[begin MATERIAL SUPPLIED]

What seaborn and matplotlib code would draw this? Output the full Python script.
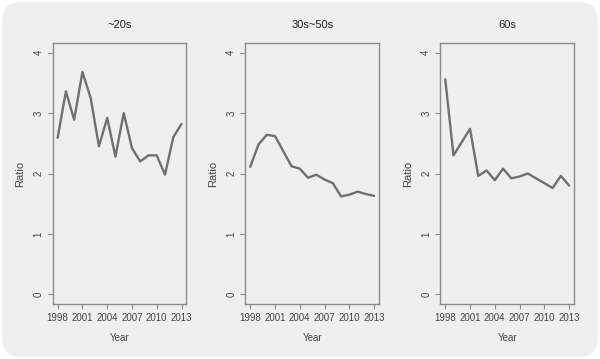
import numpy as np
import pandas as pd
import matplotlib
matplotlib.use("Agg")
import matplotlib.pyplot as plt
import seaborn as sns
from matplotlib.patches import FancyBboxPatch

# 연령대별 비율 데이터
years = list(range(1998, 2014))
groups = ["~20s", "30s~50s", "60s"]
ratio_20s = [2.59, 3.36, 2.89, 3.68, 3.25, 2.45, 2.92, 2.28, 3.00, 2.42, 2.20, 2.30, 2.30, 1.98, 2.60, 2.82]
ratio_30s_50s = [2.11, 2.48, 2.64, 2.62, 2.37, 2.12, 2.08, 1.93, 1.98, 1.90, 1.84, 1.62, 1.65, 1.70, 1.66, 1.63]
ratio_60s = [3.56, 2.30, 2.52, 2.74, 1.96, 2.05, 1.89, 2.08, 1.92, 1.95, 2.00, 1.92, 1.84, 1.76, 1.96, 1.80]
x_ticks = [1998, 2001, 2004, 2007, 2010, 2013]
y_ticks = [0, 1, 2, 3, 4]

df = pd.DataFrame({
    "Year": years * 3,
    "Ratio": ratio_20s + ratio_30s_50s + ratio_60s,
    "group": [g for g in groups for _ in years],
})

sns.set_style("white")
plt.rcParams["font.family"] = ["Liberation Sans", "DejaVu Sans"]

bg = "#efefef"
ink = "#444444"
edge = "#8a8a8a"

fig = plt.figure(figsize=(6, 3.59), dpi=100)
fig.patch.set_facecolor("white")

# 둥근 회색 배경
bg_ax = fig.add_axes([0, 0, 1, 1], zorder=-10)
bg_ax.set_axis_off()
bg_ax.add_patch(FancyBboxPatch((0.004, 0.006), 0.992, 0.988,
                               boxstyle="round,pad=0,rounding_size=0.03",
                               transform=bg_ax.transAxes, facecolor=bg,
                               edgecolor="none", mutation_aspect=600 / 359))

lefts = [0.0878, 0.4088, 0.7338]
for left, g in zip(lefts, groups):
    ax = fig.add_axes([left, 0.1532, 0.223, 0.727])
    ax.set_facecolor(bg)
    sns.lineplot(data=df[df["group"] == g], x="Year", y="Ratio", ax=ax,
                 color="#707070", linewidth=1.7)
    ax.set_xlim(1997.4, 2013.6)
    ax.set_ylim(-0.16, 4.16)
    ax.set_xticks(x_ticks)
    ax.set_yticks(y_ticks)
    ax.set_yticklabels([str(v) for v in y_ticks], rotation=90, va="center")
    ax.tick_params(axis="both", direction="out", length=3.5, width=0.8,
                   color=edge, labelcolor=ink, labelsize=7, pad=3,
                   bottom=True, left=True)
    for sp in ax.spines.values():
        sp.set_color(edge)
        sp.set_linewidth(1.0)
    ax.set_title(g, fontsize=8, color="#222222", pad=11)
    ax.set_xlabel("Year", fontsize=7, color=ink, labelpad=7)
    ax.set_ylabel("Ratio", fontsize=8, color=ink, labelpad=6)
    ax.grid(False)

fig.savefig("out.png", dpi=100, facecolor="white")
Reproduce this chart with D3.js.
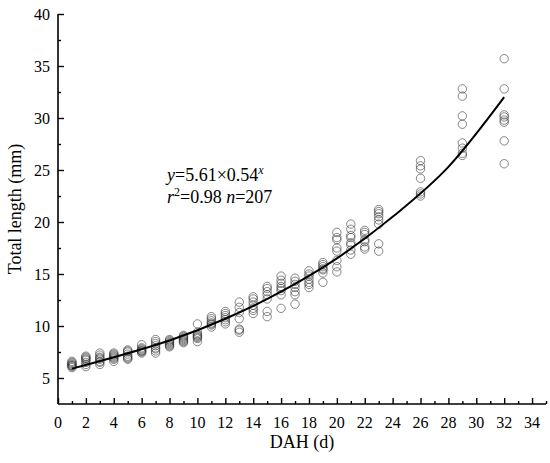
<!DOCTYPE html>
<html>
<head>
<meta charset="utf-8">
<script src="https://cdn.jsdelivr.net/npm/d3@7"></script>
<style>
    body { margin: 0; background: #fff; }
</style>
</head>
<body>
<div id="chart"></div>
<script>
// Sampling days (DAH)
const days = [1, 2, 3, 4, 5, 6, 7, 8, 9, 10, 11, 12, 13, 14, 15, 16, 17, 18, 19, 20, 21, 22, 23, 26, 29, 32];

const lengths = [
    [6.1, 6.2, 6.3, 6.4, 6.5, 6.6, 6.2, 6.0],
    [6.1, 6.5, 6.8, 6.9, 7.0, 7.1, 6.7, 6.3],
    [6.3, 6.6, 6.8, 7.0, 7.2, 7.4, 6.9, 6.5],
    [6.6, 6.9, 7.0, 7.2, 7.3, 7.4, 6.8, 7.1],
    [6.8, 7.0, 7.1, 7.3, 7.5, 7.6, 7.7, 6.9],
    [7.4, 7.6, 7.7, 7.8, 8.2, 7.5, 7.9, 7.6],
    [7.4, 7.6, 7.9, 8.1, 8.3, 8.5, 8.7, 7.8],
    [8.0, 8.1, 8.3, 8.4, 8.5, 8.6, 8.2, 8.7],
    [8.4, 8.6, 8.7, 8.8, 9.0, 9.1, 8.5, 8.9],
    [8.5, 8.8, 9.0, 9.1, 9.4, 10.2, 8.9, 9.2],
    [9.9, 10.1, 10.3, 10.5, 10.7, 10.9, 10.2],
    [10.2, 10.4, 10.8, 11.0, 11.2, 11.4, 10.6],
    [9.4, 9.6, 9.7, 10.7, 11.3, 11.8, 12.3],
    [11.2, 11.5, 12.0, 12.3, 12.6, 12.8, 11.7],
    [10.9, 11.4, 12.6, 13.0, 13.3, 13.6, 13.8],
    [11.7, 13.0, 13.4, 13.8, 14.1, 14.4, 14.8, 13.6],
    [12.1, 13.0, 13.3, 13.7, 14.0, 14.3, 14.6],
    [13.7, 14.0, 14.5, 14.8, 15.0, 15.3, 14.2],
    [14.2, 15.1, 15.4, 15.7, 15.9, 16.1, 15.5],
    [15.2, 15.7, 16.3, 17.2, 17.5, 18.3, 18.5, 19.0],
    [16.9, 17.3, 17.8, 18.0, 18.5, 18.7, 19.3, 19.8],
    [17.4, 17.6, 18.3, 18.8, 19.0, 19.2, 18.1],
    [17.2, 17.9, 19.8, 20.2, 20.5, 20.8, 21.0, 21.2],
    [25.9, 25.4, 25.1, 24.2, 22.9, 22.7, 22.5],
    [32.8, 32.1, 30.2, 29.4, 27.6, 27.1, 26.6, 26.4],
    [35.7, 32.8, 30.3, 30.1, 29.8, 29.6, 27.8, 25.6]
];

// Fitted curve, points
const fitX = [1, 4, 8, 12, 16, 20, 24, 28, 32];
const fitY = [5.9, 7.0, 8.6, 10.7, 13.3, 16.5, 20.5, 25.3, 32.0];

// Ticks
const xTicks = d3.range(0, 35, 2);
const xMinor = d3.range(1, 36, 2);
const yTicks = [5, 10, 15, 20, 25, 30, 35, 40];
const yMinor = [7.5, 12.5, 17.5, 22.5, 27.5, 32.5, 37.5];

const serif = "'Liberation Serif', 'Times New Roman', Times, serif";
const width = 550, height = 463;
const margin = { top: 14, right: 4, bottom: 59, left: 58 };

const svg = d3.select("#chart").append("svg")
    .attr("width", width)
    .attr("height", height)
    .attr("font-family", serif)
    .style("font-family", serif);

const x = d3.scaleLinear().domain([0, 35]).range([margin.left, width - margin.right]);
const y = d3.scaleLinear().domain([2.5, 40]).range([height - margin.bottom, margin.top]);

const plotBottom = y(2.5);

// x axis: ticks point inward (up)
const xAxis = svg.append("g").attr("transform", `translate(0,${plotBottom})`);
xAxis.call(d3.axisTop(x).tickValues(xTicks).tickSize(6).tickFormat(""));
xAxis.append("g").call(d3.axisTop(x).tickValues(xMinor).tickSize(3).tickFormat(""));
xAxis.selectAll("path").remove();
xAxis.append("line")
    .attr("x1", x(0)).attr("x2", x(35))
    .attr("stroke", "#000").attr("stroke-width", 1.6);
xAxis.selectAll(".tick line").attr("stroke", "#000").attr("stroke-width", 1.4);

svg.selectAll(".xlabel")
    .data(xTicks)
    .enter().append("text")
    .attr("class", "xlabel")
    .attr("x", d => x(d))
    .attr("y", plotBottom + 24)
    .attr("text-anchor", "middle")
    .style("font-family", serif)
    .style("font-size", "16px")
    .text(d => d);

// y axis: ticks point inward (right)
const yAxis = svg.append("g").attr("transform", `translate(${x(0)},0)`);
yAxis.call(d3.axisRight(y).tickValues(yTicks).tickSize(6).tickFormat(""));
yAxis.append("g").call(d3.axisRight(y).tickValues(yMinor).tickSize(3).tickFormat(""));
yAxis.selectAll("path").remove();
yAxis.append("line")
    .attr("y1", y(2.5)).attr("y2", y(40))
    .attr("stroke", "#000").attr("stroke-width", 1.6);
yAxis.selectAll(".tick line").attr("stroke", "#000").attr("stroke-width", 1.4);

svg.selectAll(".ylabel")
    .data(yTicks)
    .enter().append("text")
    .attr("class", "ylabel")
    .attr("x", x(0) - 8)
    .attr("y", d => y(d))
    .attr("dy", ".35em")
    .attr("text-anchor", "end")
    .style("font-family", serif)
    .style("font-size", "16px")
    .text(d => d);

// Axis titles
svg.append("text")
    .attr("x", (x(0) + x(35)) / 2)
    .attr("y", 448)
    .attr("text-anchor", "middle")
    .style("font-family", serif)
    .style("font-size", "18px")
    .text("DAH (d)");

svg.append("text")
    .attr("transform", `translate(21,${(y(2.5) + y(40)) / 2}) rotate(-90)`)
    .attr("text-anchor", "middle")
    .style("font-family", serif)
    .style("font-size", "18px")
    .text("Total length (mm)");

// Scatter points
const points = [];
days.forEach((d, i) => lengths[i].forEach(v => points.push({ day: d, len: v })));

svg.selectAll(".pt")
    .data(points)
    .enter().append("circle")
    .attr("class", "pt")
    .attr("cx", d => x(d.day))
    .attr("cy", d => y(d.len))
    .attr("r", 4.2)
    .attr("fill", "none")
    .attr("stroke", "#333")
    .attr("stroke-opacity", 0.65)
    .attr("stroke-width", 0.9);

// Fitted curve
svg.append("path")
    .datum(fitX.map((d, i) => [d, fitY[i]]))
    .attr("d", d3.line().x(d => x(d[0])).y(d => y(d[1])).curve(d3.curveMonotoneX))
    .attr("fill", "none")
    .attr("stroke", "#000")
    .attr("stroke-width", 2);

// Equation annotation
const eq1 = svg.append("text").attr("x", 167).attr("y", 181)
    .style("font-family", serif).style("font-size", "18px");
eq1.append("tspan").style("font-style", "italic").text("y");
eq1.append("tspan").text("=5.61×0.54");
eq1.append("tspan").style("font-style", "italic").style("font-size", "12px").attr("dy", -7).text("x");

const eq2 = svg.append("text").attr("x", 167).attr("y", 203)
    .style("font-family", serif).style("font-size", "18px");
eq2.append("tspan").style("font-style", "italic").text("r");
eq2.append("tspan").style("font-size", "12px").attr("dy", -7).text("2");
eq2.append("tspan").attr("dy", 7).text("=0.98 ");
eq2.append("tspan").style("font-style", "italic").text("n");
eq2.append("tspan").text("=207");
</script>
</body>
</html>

[end MATERIAL SUPPLIED]
[begin MATERIAL SUPPLIED]

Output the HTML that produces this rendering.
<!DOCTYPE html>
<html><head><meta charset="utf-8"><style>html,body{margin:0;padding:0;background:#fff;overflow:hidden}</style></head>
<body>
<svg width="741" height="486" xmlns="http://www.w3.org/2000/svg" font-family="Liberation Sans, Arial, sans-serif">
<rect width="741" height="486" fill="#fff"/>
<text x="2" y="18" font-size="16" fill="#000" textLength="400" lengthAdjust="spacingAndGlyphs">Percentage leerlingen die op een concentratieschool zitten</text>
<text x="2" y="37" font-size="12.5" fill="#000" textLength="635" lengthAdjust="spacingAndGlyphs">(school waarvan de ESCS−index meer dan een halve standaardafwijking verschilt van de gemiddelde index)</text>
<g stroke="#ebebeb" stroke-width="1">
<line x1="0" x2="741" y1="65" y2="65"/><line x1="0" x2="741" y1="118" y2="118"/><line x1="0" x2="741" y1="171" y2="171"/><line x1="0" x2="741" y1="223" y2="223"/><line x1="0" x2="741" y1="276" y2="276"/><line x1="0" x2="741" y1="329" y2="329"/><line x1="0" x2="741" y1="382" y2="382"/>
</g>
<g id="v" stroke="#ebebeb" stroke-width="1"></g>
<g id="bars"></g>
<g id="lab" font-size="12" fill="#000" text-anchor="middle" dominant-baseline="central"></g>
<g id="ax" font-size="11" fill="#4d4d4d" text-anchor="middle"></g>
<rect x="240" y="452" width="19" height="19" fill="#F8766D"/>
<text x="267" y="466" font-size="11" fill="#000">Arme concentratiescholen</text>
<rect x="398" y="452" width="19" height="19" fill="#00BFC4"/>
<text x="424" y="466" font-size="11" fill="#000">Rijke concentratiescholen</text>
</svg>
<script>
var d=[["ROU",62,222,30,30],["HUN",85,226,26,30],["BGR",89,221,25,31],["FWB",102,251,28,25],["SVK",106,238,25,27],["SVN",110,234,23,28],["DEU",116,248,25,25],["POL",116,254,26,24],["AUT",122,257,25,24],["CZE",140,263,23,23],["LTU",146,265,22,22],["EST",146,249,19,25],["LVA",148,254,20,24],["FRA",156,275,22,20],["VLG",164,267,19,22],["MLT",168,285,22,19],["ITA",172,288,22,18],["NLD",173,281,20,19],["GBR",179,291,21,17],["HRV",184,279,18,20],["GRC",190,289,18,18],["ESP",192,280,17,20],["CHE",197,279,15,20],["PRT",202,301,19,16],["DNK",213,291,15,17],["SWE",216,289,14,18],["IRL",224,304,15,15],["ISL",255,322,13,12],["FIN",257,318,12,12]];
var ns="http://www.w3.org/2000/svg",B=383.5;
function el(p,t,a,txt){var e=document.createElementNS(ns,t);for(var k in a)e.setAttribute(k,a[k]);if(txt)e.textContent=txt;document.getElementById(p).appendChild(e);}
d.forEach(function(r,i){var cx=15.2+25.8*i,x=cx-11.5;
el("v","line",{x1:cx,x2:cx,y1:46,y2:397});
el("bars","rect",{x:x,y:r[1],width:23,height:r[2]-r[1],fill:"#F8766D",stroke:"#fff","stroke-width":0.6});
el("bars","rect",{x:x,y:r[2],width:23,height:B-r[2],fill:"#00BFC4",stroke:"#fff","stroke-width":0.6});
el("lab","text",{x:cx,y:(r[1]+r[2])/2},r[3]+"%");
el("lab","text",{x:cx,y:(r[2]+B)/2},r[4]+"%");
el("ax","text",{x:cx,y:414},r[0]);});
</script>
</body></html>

[end MATERIAL SUPPLIED]

Of all the lines in the listing above, how many contain the word "matplotlib"? Answer with the number alone.

-- THE SOLUTION --
5